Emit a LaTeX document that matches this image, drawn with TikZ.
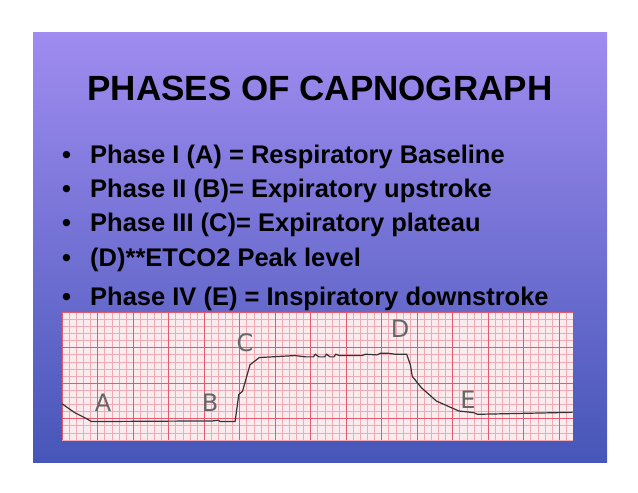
\documentclass[tikz,border=0pt]{standalone}
\usepackage{fontspec}
\setmainfont{Liberation Sans}
\newfontfamily\hand{DejaVu Sans}
\definecolor{topc}{RGB}{160,140,240}
\definecolor{botc}{RGB}{70,86,184}
\definecolor{paper}{RGB}{250,236,238}
\definecolor{minorc}{RGB}{240,170,180}
\definecolor{majorc}{RGB}{228,90,110}
\begin{document}
\begin{tikzpicture}[x=1pt,y=-1pt,
  bul/.style={anchor=base west,font=\bfseries\fontsize{25.5}{28}\selectfont,inner sep=0},
  letter/.style={font=\hand\fontsize{24}{24}\selectfont,text=black!60},
  minorl/.style={minorc,line width=0.4},
  majorl/.style={majorc,line width=0.8}]
\useasboundingbox (0,0) rectangle (638,493);
\fill[white] (0,0) rectangle (638,493);
\shade[top color=topc,bottom color=botc] (33,32) rectangle (607,462);
\node[font=\bfseries\fontsize{35}{40}\selectfont,anchor=base,inner sep=0] (title) at (320,100) {PHASES OF CAPNOGRAPH};
\foreach \y/\t [count=\i] in {163/{Phase I (A) = Respiratory Baseline},197/{Phase II (B)= Expiratory upstroke},231/{Phase III (C)= Expiratory plateau},266/{(D)**ETCO2 Peak level},305/{Phase IV (E) = Inspiratory downstroke}}{
  \node[bul] (b\i) at (62,\y) {•};
  \node[bul] (t\i) at (90,\y) {\t};
}
\fill[paper] (62,312) rectangle (573,440);
\foreach \k in {0,...,71}{\draw[minorl] ({62+\k*7.1},312) -- ({62+\k*7.1},440);}
\foreach \k in {0,...,18}{\draw[minorl] (62,{312+\k*7.1}) -- (573,{312+\k*7.1});}
\foreach \k in {0,...,14}{\draw[majorl] ({62+\k*35.5},312) -- ({62+\k*35.5},440);}
\foreach \k in {0,...,3}{\draw[majorl] (62,{312+\k*35.5}) -- (573,{312+\k*35.5});}
\begin{scope}[shift={(62,312)},xscale=0.373,yscale=0.33]
\begin{scope}[shift={(-96,-40)}]
\draw[black!80,line width=1.2] (96,318) -- (130,345) -- (160,362) -- (175,372) -- (500,370) -- (515,368) -- (520,372) -- (560,372) -- (570,290) -- (580,280) -- (600,200) -- (625,178) -- (720,172) -- (750,176) -- (770,176) -- (775,168) -- (785,176) -- (800,176) -- (805,168) -- (815,176) -- (825,176) -- (830,168) -- (840,172) -- (900,172) -- (910,168) -- (940,170) -- (950,165) -- (970,165) -- (990,168) -- (1020,168) -- (1030,200) -- (1035,235) -- (1060,270) -- (1100,310) -- (1160,340) -- (1200,345) -- (1210,350) -- (1465,344);
\end{scope}
\end{scope}
\node[letter] (A) at (103,403) {A};
\node[letter] (B) at (210,403) {B};
\node[letter] (C) at (245,343) {C};
\node[letter] (D) at (400,329) {D};
\node[letter] (E) at (468,400) {E};
\end{tikzpicture}
\end{document}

§ Aim of the exercise: Without the pictures, write out the whole listing above exactly as it appears.

§ Output of the task:
Emit a LaTeX document that matches this image, drawn with TikZ.
\documentclass[tikz,border=0pt]{standalone}
\usepackage{fontspec}
\setmainfont{Liberation Sans}
\newfontfamily\hand{DejaVu Sans}
\definecolor{topc}{RGB}{160,140,240}
\definecolor{botc}{RGB}{70,86,184}
\definecolor{paper}{RGB}{250,236,238}
\definecolor{minorc}{RGB}{240,170,180}
\definecolor{majorc}{RGB}{228,90,110}
\begin{document}
\begin{tikzpicture}[x=1pt,y=-1pt,
  bul/.style={anchor=base west,font=\bfseries\fontsize{25.5}{28}\selectfont,inner sep=0},
  letter/.style={font=\hand\fontsize{24}{24}\selectfont,text=black!60},
  minorl/.style={minorc,line width=0.4},
  majorl/.style={majorc,line width=0.8}]
\useasboundingbox (0,0) rectangle (638,493);
\fill[white] (0,0) rectangle (638,493);
\shade[top color=topc,bottom color=botc] (33,32) rectangle (607,462);
\node[font=\bfseries\fontsize{35}{40}\selectfont,anchor=base,inner sep=0] (title) at (320,100) {PHASES OF CAPNOGRAPH};
\foreach \y/\t [count=\i] in {163/{Phase I (A) = Respiratory Baseline},197/{Phase II (B)= Expiratory upstroke},231/{Phase III (C)= Expiratory plateau},266/{(D)**ETCO2 Peak level},305/{Phase IV (E) = Inspiratory downstroke}}{
  \node[bul] (b\i) at (62,\y) {•};
  \node[bul] (t\i) at (90,\y) {\t};
}
\fill[paper] (62,312) rectangle (573,440);
\foreach \k in {0,...,71}{\draw[minorl] ({62+\k*7.1},312) -- ({62+\k*7.1},440);}
\foreach \k in {0,...,18}{\draw[minorl] (62,{312+\k*7.1}) -- (573,{312+\k*7.1});}
\foreach \k in {0,...,14}{\draw[majorl] ({62+\k*35.5},312) -- ({62+\k*35.5},440);}
\foreach \k in {0,...,3}{\draw[majorl] (62,{312+\k*35.5}) -- (573,{312+\k*35.5});}
\begin{scope}[shift={(62,312)},xscale=0.373,yscale=0.33]
\begin{scope}[shift={(-96,-40)}]
\draw[black!80,line width=1.2] (96,318) -- (130,345) -- (160,362) -- (175,372) -- (500,370) -- (515,368) -- (520,372) -- (560,372) -- (570,290) -- (580,280) -- (600,200) -- (625,178) -- (720,172) -- (750,176) -- (770,176) -- (775,168) -- (785,176) -- (800,176) -- (805,168) -- (815,176) -- (825,176) -- (830,168) -- (840,172) -- (900,172) -- (910,168) -- (940,170) -- (950,165) -- (970,165) -- (990,168) -- (1020,168) -- (1030,200) -- (1035,235) -- (1060,270) -- (1100,310) -- (1160,340) -- (1200,345) -- (1210,350) -- (1465,344);
\end{scope}
\end{scope}
\node[letter] (A) at (103,403) {A};
\node[letter] (B) at (210,403) {B};
\node[letter] (C) at (245,343) {C};
\node[letter] (D) at (400,329) {D};
\node[letter] (E) at (468,400) {E};
\end{tikzpicture}
\end{document}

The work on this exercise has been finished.